Buried in the Ceres report is a third point that looks to turn economics on its head. Ceres seems to be saying they expect vehicles sales to increase as prices rise. This makes no sense unless you assume that consumers see the new high-efficiency vehicle as offering the kind of markedly superior utility for which they are willing to pay extra. That strikes me as the fundamental question: Will consumers actually want to buy these new, higher-mileage, more-expensive vehicles that CAFE will require automakers to build?
Ceres seems to somewhat anticipate this question, citing their own poll in which 78 percent of consumers support high-mileage standards (Ceres called the respondents "voters," which might grab more attention in Washington).To Ceres's credit, the group does call it a poll; it clearly isn't research. Research into whether consumers will actually buy these new government-mandated, high-tech wonders would also mention the fact that these vehicles likely will be smaller, more costly and possibly less safe.

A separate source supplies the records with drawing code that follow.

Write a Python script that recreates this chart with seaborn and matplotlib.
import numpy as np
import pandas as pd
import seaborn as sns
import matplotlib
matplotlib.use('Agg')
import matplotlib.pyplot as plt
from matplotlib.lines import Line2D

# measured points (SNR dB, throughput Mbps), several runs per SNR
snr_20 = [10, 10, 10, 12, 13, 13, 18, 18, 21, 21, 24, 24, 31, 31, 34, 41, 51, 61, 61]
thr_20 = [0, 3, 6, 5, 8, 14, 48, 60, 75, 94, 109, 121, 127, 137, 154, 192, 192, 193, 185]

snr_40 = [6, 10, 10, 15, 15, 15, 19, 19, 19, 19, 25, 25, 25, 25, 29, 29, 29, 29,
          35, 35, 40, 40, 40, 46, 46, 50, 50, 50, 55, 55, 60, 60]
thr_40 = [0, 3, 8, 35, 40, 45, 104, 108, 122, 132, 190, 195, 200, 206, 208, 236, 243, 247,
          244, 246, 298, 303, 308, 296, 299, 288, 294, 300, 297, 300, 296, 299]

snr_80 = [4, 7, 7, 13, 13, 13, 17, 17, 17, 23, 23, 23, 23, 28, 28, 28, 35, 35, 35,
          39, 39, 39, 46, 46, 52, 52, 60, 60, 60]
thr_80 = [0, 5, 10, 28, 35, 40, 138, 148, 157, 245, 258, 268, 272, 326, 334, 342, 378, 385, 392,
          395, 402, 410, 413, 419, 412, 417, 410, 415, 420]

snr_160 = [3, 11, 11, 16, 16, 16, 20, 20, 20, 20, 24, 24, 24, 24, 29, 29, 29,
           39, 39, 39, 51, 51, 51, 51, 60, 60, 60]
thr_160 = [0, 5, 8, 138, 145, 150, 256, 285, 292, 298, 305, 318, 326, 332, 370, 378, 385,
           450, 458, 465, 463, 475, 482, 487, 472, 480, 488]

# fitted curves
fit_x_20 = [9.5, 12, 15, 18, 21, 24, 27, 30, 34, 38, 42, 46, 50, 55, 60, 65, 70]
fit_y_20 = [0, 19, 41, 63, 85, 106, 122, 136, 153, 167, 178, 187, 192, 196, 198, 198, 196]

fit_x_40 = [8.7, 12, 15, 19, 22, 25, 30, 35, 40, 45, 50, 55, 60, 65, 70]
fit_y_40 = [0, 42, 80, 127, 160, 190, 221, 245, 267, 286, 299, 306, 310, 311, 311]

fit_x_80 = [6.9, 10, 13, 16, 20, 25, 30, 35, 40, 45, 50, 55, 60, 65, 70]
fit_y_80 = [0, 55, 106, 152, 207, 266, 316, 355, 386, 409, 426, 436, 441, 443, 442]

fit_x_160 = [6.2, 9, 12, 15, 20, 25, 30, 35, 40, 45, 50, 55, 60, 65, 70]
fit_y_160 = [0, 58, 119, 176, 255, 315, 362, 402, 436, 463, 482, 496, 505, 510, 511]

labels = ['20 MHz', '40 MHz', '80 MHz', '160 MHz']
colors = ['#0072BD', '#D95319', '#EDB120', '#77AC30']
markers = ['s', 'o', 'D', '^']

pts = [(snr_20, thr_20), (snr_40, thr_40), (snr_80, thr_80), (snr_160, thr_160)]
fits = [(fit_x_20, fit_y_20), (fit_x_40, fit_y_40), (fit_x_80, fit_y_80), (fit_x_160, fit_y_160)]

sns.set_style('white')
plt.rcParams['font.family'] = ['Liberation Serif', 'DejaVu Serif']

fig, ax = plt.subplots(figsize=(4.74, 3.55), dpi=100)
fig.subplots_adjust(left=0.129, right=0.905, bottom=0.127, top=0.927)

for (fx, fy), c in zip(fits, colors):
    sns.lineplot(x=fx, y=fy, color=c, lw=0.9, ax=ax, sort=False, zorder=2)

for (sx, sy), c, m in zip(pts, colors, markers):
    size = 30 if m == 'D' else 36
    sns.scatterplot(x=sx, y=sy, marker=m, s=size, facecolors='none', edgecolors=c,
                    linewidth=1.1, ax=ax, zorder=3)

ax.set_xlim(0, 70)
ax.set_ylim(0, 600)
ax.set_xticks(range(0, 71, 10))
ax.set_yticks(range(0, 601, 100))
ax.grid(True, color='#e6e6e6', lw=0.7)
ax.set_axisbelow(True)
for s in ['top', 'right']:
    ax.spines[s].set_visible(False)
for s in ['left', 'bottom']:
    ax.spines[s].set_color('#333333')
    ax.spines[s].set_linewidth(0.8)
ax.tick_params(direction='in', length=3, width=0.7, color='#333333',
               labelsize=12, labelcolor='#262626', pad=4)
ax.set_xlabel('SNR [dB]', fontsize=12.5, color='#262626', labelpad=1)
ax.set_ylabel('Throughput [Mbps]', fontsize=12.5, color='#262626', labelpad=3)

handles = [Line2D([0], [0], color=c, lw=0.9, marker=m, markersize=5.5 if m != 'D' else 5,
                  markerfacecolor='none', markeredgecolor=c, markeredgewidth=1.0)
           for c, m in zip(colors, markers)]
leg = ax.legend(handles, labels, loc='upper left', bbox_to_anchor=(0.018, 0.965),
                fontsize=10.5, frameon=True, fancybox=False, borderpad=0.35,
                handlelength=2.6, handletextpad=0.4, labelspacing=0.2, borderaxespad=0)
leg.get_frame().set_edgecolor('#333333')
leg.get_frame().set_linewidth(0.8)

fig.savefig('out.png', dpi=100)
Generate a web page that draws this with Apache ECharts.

In the real world, consumers weigh trade-offs when deciding purchases. How much they are willing to pay, which attributes are more important than others. It would be reasonable to conclude that consumers would indeed prefer the vehicle they have today, with two times better fuel economy. Sign me up for this as well. But we don't have to do an expensive research project study to a see a how consumers feel about the tradeoffs associated with better fuel economy. We can just look at what they actually buy. This is not to say that consumers don't care about fuel economy. Many do. But it is just one of a myriad of attributes that comprise a consumer's purchase decision. And it is generally not at the top of the list.
My sense is that Ceres is getting things wrong. Compromising a vehicle's utility while raising its price will reduce sales. Hardly a formula for creating jobs.